AIM OF THE EXERCISE: In this exercise, the entries below include pictures. Repeat exactly the lines from the line with "Clone this chart" to the line with "By Subgroup: Racial", including both, but without the pictures.
::: THE INPUT
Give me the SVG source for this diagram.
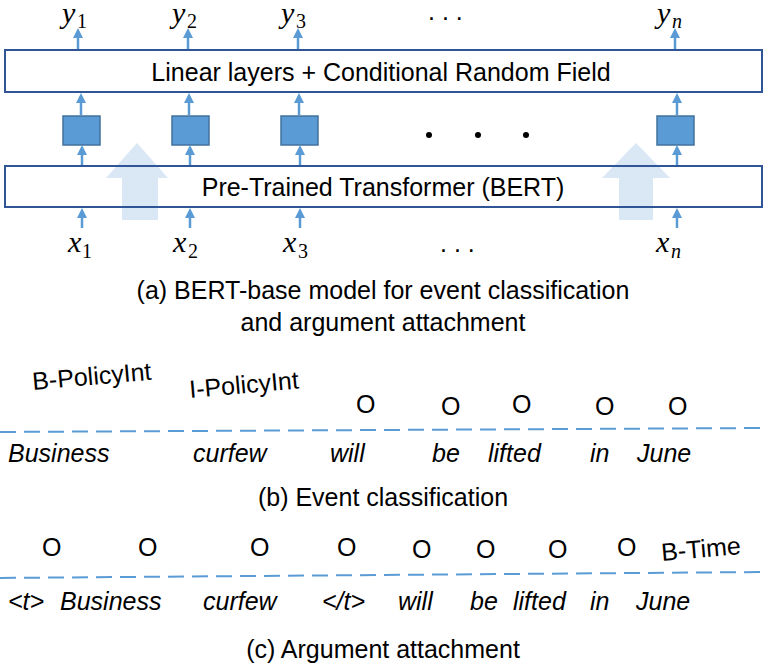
::::::
::: THE INPUT
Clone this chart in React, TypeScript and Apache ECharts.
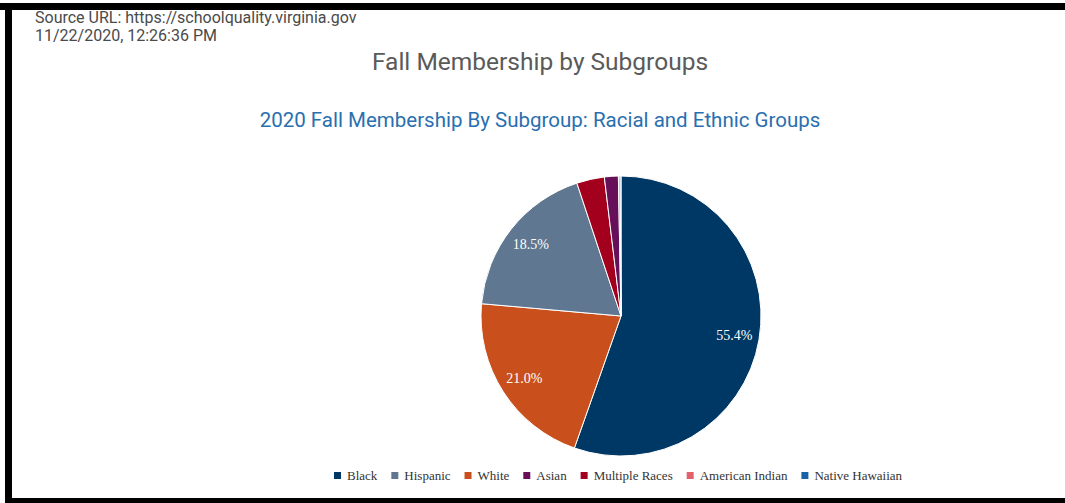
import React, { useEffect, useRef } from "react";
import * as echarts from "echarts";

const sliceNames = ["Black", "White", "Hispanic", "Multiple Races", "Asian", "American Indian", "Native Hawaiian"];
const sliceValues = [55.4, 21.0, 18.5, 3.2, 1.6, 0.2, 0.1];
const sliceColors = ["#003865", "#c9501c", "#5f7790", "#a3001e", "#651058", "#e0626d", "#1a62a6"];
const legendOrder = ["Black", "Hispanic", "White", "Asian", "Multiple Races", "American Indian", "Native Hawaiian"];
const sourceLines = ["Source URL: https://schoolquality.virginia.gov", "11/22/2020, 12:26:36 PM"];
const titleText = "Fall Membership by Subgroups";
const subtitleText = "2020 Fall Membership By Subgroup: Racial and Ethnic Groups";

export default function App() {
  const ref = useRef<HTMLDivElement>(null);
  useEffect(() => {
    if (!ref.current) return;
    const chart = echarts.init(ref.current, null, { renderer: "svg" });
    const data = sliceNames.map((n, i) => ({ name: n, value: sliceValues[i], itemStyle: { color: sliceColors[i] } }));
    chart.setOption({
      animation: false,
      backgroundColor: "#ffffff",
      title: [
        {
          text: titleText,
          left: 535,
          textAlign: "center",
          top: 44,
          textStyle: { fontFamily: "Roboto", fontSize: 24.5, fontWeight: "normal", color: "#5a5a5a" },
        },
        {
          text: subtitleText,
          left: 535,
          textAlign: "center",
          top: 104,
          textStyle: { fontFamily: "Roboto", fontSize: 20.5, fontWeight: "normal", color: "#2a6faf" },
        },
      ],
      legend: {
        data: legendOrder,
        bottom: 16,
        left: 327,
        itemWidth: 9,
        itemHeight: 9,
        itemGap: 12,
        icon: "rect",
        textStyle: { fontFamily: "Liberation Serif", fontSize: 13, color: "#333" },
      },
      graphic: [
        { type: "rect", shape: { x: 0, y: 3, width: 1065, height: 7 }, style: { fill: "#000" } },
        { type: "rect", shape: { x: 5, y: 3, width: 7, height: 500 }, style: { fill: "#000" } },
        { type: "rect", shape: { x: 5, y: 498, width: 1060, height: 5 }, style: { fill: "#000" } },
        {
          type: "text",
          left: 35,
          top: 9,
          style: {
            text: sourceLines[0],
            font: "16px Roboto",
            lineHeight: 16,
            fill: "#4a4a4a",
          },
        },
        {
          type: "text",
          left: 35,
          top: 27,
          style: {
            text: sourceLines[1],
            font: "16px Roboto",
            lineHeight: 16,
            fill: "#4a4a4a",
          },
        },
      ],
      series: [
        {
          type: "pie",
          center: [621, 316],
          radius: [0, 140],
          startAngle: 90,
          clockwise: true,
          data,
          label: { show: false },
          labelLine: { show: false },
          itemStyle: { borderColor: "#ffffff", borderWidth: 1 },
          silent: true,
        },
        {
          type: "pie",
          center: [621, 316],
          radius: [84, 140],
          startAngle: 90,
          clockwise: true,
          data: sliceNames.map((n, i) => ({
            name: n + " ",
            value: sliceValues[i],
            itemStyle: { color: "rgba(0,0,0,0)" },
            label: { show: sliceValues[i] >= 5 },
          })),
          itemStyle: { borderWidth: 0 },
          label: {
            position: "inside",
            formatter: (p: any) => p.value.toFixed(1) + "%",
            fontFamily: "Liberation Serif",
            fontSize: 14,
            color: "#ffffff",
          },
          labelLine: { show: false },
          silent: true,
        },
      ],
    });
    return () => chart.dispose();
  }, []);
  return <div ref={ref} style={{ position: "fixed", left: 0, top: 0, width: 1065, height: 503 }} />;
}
::::::
FULL OUTPUT:
Clone this chart in React, TypeScript and Apache ECharts.
import React, { useEffect, useRef } from "react";
import * as echarts from "echarts";

const sliceNames = ["Black", "White", "Hispanic", "Multiple Races", "Asian", "American Indian", "Native Hawaiian"];
const sliceValues = [55.4, 21.0, 18.5, 3.2, 1.6, 0.2, 0.1];
const sliceColors = ["#003865", "#c9501c", "#5f7790", "#a3001e", "#651058", "#e0626d", "#1a62a6"];
const legendOrder = ["Black", "Hispanic", "White", "Asian", "Multiple Races", "American Indian", "Native Hawaiian"];
const sourceLines = ["Source URL: https://schoolquality.virginia.gov", "11/22/2020, 12:26:36 PM"];
const titleText = "Fall Membership by Subgroups";
const subtitleText = "2020 Fall Membership By Subgroup: Racial and Ethnic Groups";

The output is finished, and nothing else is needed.